Implications of the Alleged Disclaimer Agreement
The court examined the implications of the alleged disclaimer agreement and its effect on the validity of the disclaimers. It reasoned that if the disclaimer agreement existed, it would inherently conflict with the requirements for a qualified disclaimer under both state and federal laws. The court referenced MCL 700.2910(1)(a), which bars the right to disclaim if there has been an agreement to transfer or convey the property after the right to disclaim arises. The court found that the alleged agreement was essentially a contract for the petitioners to disclaim property in exchange for future benefits, contradicting the nature of a disclaimer. It determined that the expectation of receiving future benefits could not constitute legitimate consideration, as this would be inconsistent with the requirements for a qualified disclaimer. The court concluded that, if the disclaimer agreement was established, the disclaimers would be rendered invalid under EPIC and federal law, further validating the trial court’s ruling.

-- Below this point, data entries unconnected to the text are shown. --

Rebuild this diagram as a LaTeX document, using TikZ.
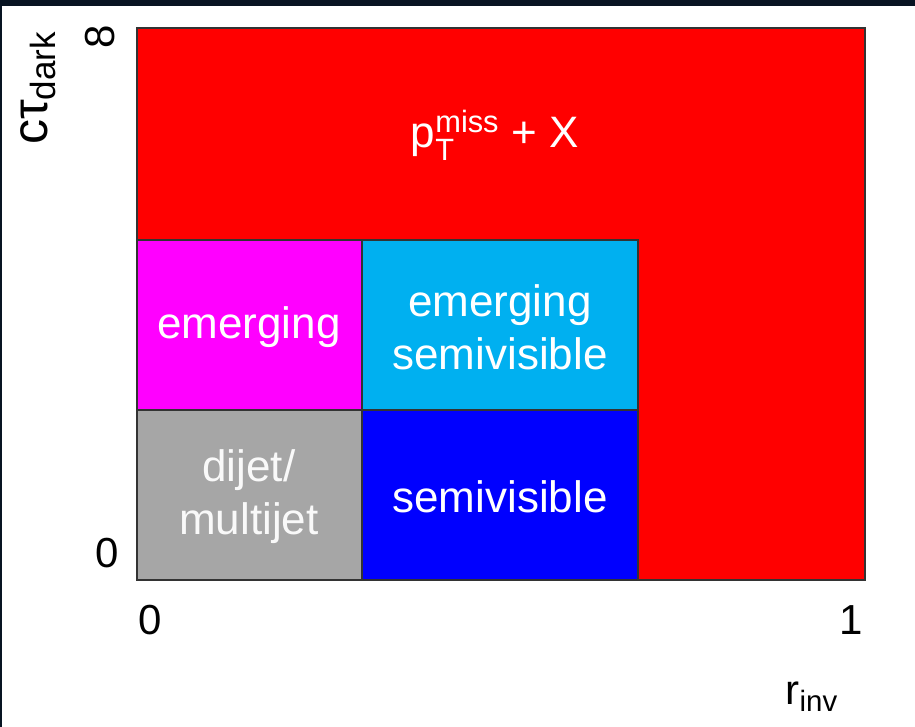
\documentclass[tikz,border=0pt]{standalone}
\usepackage{amsmath}
\usepackage{fontspec}
\setmainfont{Liberation Sans}
\usepackage{tikz}

\definecolor{regred}{RGB}{255,0,0}
\definecolor{regmagenta}{RGB}{255,0,255}
\definecolor{regcyan}{RGB}{0,176,240}
\definecolor{regblue}{RGB}{0,0,255}
\definecolor{reggray}{RGB}{166,166,166}
\definecolor{frame}{RGB}{8,20,34}

\tikzset{
  region/.style={draw=black!80, line width=0.8pt},
  regionlabel/.style={text=white, align=center, font=\fontsize{22}{26.5}\selectfont},
  axislabel/.style={text=black, font=\fontsize{21}{25}\selectfont}
}

\begin{document}
\begin{tikzpicture}[x=0.5pt, y=0.5pt]
        \useasboundingbox (0,0) rectangle (915,727);
        \fill[white] (0,0) rectangle (915,727);
        \fill[frame] (0,721) rectangle (915,727);
        \fill[frame] (0,0) rectangle (2,727);
        % regions
        \draw[region, fill=regred] (137,147) rectangle (865,699);
        \draw[region, fill=regmagenta] (137,317) rectangle (362,487);
        \draw[region, fill=regcyan] (362,317) rectangle (638,487);
        \draw[region, fill=reggray] (137,147) rectangle (362,317);
        \draw[region, fill=regblue] (362,147) rectangle (638,317);
        % labels
        \node[regionlabel] (ptmiss) at (495,592) {p$^{\text{miss}}_{\text{T}}$ + X};
        \node[regionlabel] (emerg) at (249,400) {emerging};
        \node[regionlabel] (emsemi) at (500,400) {emerging\\semivisible};
        \node[regionlabel, text=white!95!gray] (dijet) at (249,230) {dijet/\\multijet};
        \node[regionlabel] (semi) at (500,230) {semivisible};
        % axes
        \node[axislabel, rotate=90, font=\fontsize{25}{30}\selectfont] (ctau) at (38,639) {cτ$_{\text{dark}}$};
        \node[axislabel, rotate=90] (yinf) at (100,690) {8};
        \node[axislabel] (yzero) at (107,174) {0};
        \node[axislabel] (xzero) at (150,107) {0};
        \node[axislabel] (xone) at (851,107) {1};
        \node[axislabel] (rinv) at (812,30) {r$_{\text{inv}}$};
    \end{tikzpicture}
\end{document}
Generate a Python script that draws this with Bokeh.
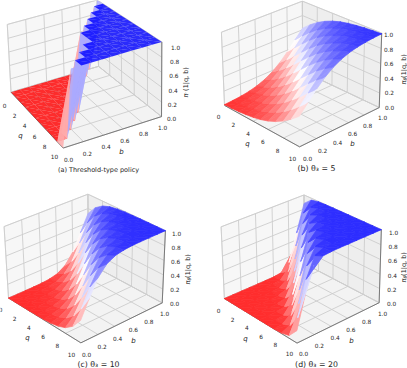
import numpy as np
from bokeh.plotting import figure
from bokeh.embed import file_html
from bokeh.resources import INLINE
from bokeh.core.properties import value

q_vals=[0,1,2,3,4,5,6,7,8,9,10]
b_vals=[0,.1,.2,.3,.4,.5,.6,.7,.8,.9,1.0]
q_ticks=[0,2,4,6,8,10]
b_ticks=[0,.2,.4,.6,.8,1.0]
z_ticks=[0,.2,.4,.6,.8,1.0]

Za=[[0,0,0,0,0,0,0,0,0,0,1],
[0,0,0,0,0,0,0,0,0,1,1],
[0,0,0,0,0,0,0,0,1,1,1],
[0,0,0,0,0,0,0,1,1,1,1],
[0,0,0,0,0,0,1,1,1,1,1],
[0,0,0,0,0,1,1,1,1,1,1],
[0,0,0,0,0,1,1,1,1,1,1],
[0,0,0,0,1,1,1,1,1,1,1],
[0,0,0,1,1,1,1,1,1,1,1],
[0,0,1,1,1,1,1,1,1,1,1],
[0,1,1,1,1,1,1,1,1,1,1]]
Zb=[[.011,.018,.029,.047,.076,.119,.182,.269,.378,.500,.622],
[.016,.027,.044,.070,.110,.169,.252,.357,.478,.601,.713],
[.025,.040,.064,.102,.157,.235,.336,.455,.579,.694,.789],
[.037,.059,.094,.146,.219,.316,.433,.557,.675,.774,.849],
[.054,.086,.135,.204,.297,.411,.535,.655,.758,.838,.895],
[.079,.125,.190,.279,.389,.512,.634,.741,.825,.886,.928],
[.115,.177,.261,.368,.490,.613,.723,.812,.877,.921,.951],
[.164,.244,.348,.468,.591,.705,.797,.866,.915,.946,.967],
[.228,.327,.445,.570,.686,.782,.856,.907,.942,.964,.978],
[.308,.423,.547,.666,.767,.844,.899,.936,.960,.976,.985],
[.401,.525,.646,.750,.832,.891,.931,.957,.973,.984,.990]]
Zc=[[0,0,.001,.002,.007,.018,.047,.119,.269,.500,.731],
[0,.001,.002,.006,.015,.040,.101,.235,.455,.694,.860],
[.001,.002,.005,.013,.034,.086,.204,.411,.655,.838,.933],
[.001,.004,.011,.028,.073,.177,.368,.613,.812,.921,.970],
[.003,.009,.024,.062,.152,.327,.570,.782,.907,.964,.986],
[.007,.020,.052,.130,.289,.525,.750,.891,.957,.984,.994],
[.017,.044,.111,.254,.480,.715,.872,.949,.981,.993,.997],
[.037,.094,.221,.435,.677,.851,.939,.977,.991,.997,.999],
[.080,.192,.392,.636,.826,.928,.972,.990,.996,.999,.999],
[.165,.350,.594,.799,.915,.967,.988,.995,.998,.999,1],
[.310,.550,.769,.900,.961,.985,.995,.998,.999,1,1]]
Zd=[[0,0,0,0,0,0,.002,.018,.119,.500,.881],
[0,0,0,0,0,.002,.013,.086,.411,.838,.974],
[0,0,0,0,.001,.009,.062,.327,.782,.964,.995],
[0,0,0,.001,.006,.044,.254,.715,.949,.993,.999],
[0,0,.001,.004,.031,.192,.636,.928,.990,.999,1],
[0,0,.003,.022,.142,.550,.900,.985,.998,1,1],
[0,.002,.015,.103,.460,.863,.979,.997,1,1,1],
[.001,.011,.074,.373,.815,.970,.996,.999,1,1,1],
[.008,.053,.293,.754,.958,.994,.999,1,1,1,1],
[.038,.224,.681,.940,.992,.999,1,1,1,1,1],
[.168,.599,.917,.988,.998,1,1,1,1,1,1]]

P=dict(
 a=dict(Z=Za,alpha=0.82,A=(10,93),B=(62,147),C=(160,116),D=(100,65),A1=(8,23),C1=(163,42),D1=(94,0),
   ql=((4,105),(54,156)),bl=((68,159),(162,127)),zl=((171,118),(175,47)),qn=(20,135),bn=(121,151),zn=(185,82),cap="(a) Threshold-type policy",capxy=(98,169),caps=6.5,zt=["π","′","(1|q, b)"]),
 b=dict(Z=Zb,alpha=1,A=(224,104),B=(299,147),C=(379,106),D=(302,72),A1=(221,32),C1=(381,33),D1=(302,0),
   ql=((218,116),(292,158)),bl=((307,158),(382,117)),zl=((389,107),(388,34)),qn=(247,143),bn=(352,143),zn=(403,69),cap="(b) θ₃ = 5",capxy=(316,168),caps=7.8,zt=["π","θ","(1|q, b)"]),
 c=dict(Z=Zc,alpha=1,A=(8,297),B=(80,343),C=(162,301),D=(88,264),A1=(4,226),C1=(165,231),D1=(87,193),
   ql=((0,309),(71,354)),bl=((86,354),(164,313)),zl=((174,303),(176,233)),qn=(27,337),bn=(133,340),zn=(187,269),cap="(c) θ₃ = 10",capxy=(98,364),caps=7.8,zt=["π","θ","(1|q, b)"]),
 d=dict(Z=Zd,alpha=1,A=(224,298),B=(296,343),C=(379,301),D=(304,264),A1=(221,226),C1=(381,230),D1=(303,194),
   ql=((218,310),(289,353)),bl=((303,353),(382,313)),zl=((391,303),(393,232)),qn=(245,338),bn=(351,340),zn=(403,267),cap="(d) θ₃ = 20",capxy=(316,364),caps=7.8,zt=["π","θ","(1|q, b)"]),
)

def camera(pn):
    pts=[((0,0,0),pn["A"]),((1,0,0),pn["B"]),((1,1,0),pn["C"]),((0,1,0),pn["D"]),((0,0,1),pn["A1"]),((1,1,1),pn["C1"]),((0,1,1),pn["D1"])]
    M=[]
    for (x,y,z),(u,v) in pts:
        M.append([x,y,z,1,0,0,0,0,-u*x,-u*y,-u*z,-u])
        M.append([0,0,0,0,x,y,z,1,-v*x,-v*y,-v*z,-v])
    return np.linalg.svd(np.array(M,float))[2][-1].reshape(3,4)

def proj(H,q,b,z):
    h=H@np.array([q/10,b,z,1.0])
    return h[0]/h[2],h[1]/h[2],h[2]

def bwr_r(v,alpha):
    # opaque panels use the colour of an 82 % facet laid on white, so that facets close without seams
    if v<.5:
        t=v*2; c=(255,255*t,255*t)
    else:
        t=(1-v)*2; c=(255*t,255*t,255)
    m=0.82 if alpha==1 else 1
    return "#%02x%02x%02x"%tuple(int(m*x+(1-m)*255) for x in c)

p=figure(width=407,height=368,x_range=(0,407),y_range=(368,0),output_backend="svg",toolbar_location=None,min_border=0,
         styles={"position":"absolute","left":"0px","top":"0px"})
p.axis.visible=False; p.grid.visible=False; p.outline_line_color=None; p.background_fill_color="white"
FONT=value("DejaVu Sans")
def lerp(a,b,t): return (a[0]+(b[0]-a[0])*t,a[1]+(b[1]-a[1])*t)

for key,pn in P.items():
    H=camera(pn)
    pr=lambda q,b,z:proj(H,q,b,z)[:2]
    panes=[([(0,0,0),(0,1,0),(0,1,1),(0,0,1)],"#f7f7f7"),([(0,1,0),(10,1,0),(10,1,1),(0,1,1)],"#eeeeee"),([(0,0,0),(10,0,0),(10,1,0),(0,1,0)],"#f3f3f3")]
    for pts,c in panes:
        xy=[pr(*t) for t in pts]
        p.patch([a for a,_ in xy],[b for _,b in xy],fill_color=c,line_color="#d8d8d8",line_width=0.8)
    gx=[];gy=[]
    def seg(s,e):
        a=pr(*s);b=pr(*e);gx.append([a[0],b[0]]);gy.append([a[1],b[1]])
    for q in q_ticks: seg((q,0,0),(q,1,0));seg((q,1,0),(q,1,1))
    for b in b_ticks: seg((0,b,0),(10,b,0));seg((0,b,0),(0,b,1))
    for z in z_ticks: seg((0,0,z),(0,1,z));seg((0,1,z),(10,1,z))
    p.multi_line(gx,gy,line_color="#cdcdcd",line_width=0.9)
    sx=[];sy=[]
    def sp(s,e):
        a=pr(*s);b=pr(*e);sx.append([a[0],b[0]]);sy.append([a[1],b[1]])
    sp((0,0,0),(10,0,0));sp((10,0,0),(10,1,0));sp((10,1,0),(10,1,1))
    p.multi_line(sx,sy,line_color="#555555",line_width=0.7)
    Z=pn["Z"]; tris=[]; al=pn["alpha"]
    for n in range(10):
        for j in range(10):
            c=[(n,j),(n+1,j),(n+1,j+1),(n,j+1)]
            for tri in ((c[0],c[1],c[2]),(c[0],c[2],c[3])):
                pts=[(q_vals[a],b_vals[b],Z[a][b]) for a,b in tri]
                prj=[proj(H,*t) for t in pts]
                tris.append((np.mean([t[2] for t in prj]),[t[0] for t in prj],[t[1] for t in prj],bwr_r(np.mean([t[2] for t in pts]),al)))
    near=proj(H,10,0,0)[2]; far=proj(H,0,1,0)[2]
    tris.sort(key=lambda t:t[0],reverse=near<far)
    cols=[t[3] for t in tris]
    if al==1:
        p.patches([t[1] for t in tris],[t[2] for t in tris],fill_color=cols,line_color=cols,line_width=0.7)
    else:
        p.patches([t[1] for t in tris],[t[2] for t in tris],fill_color=cols,fill_alpha=al,line_color=None)
    tx=[];ty=[];tt=[]
    for q in q_ticks:
        a=lerp(*pn["ql"],q/10);tx.append(a[0]);ty.append(a[1]);tt.append(str(q))
    for b in b_ticks:
        a=lerp(*pn["bl"],b);tx.append(a[0]);ty.append(a[1]);tt.append("%.1f"%b)
    for z in z_ticks:
        a=lerp(*pn["zl"],z);tx.append(a[0]);ty.append(a[1]);tt.append("%.1f"%z)
    p.text(tx,ty,text=tt,text_font=FONT,text_font_size="5.8px",text_align="center",text_baseline="middle",text_color="#262626")
    for nm,k in (("q","qn"),("b","bn")):
        p.text([pn[k][0]],[pn[k][1]],text=[nm],text_font=FONT,text_font_size="7px",text_font_style="italic",text_align="center",text_baseline="middle",text_color="#262626")
    zx,zy=pn["zn"]; seglist=pn["zt"]
    y0=zy+15
    p.text([zx],[y0],text=[seglist[0]],text_font=FONT,text_font_size="6.5px",text_font_style="italic",angle=90,angle_units="deg",text_align="left",text_baseline="middle",text_color="#262626")
    p.text([zx+1.5],[y0-3.9],text=[seglist[1]],text_font=FONT,text_font_size="4.8px",text_font_style="italic",angle=90,angle_units="deg",text_align="left",text_baseline="middle",text_color="#262626")
    p.text([zx],[y0-6.6],text=[seglist[2]],text_font=FONT,text_font_size="6.5px",angle=90,angle_units="deg",text_align="left",text_baseline="middle",text_color="#262626")
    p.text([pn["capxy"][0]],[pn["capxy"][1]],text=[pn["cap"]],text_font=FONT,text_font_size="%gpx"%pn["caps"],text_align="center",text_baseline="middle",text_color="#262626")

open("out.html","w").write(file_html(p,INLINE))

Conclusion on Summary Disposition
The court ultimately affirmed the trial court's decision to grant summary disposition in favor of Milmet, primarily based on the clarity and unambiguity of the disclaimers. It recognized that the trial court had properly assessed the legal implications of the disclaimers and their compliance with statutory requirements. The court maintained that the language of the disclaimers effectively negated any claim of entitlement to future benefits based on the alleged disclaimer agreement. The court found that the existence of the disclaimer agreement would not provide a basis for the petitioners to recover under any of their claims, as it would invalidate the disclaimers and render the entire transaction illegal. The court emphasized that it could not aid the petitioners in pursuing claims based on an illegal agreement. Therefore, the court affirmed the trial court’s ruling, reinforcing the principles of statutory compliance and the binding nature of properly executed disclaimers.